Different setups of ascorbic acid a-cellular assay for measuring oxidative stress potential of airborne particulate

As there is increasing evidence that the mechanism of adverse effects caused by inhaled ambient particulate matter (PM) is mediated by the generation of reactive oxygen species (ROS), the oxidative potential (OP) has been proposed as a biologically relevant metric for assessing PM toxicity. Among the different cell-free assays developed for measuring OP, in this work we characterize the ascorbic acid assay, as an inexpensive and user-friendly method based on spectrophotometric measurements of depletion rate of ascorbate oxidized by redox-active species (OPAA). Given the important role of lung lining fluid antioxidants in ROS formation, the purpose of our study is to investigate the effects of different compositions of antioxidants to be more representative surrogate lung fluid (SLF). In addition to ascorbate (AA),we include typical lung concentrations of reduced glutathione (GSH) and urate (UA), which are naturally occurring in the lung fluid, and citrate (Cit), that is a good proxy for proteins that mobilize iron in the lung fluid.
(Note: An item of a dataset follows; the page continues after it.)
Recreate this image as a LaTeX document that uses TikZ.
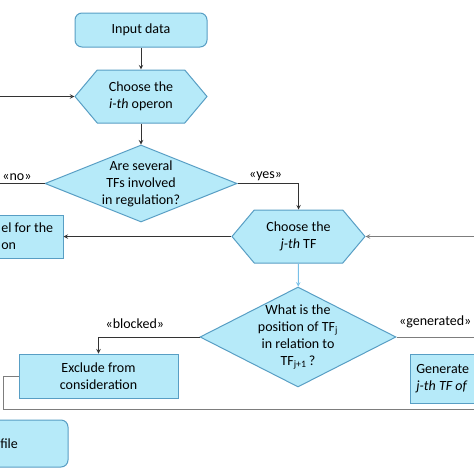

To address this, we quantified OPAA from standard solutions of two transition metals − Cu2+ and Fe2+ − and three quinones − 1,2-naphthoquinone (1,2-NPQ), 1,4-naphthoquinone (1,4-NPQ) and 9,10-phenantrenequinone (9,10-PNQ) − which are commonly found in atmospheric PM. We find that the antioxidant composition of our SLF significantly affects the AA depletion rate from all the investigated species, but with different dependence on the mixture complexity. Both citrate and glutathione decrease OPAA from Cu, if singly added to AA, and from Fe, if present in combination. This behaviour may be ascribed to formation of metal complexes, altering the reactivity of the metals. GSH suppress AA oxidation also for the investigated quinones, mainly if combined with Cit, independently of the additional presence of urate. These effects are likely due to the increase on the reductant properties of the composite SFL, due to the concomitant presence of several antioxidants. Although it is impossible to in vitro reproduce the complexity of particle−lung interactions, the composite surrogate lung lining fluid investigated in this work may represent an useful experimental set up for a screening assay for the oxidative potential of ambient PM.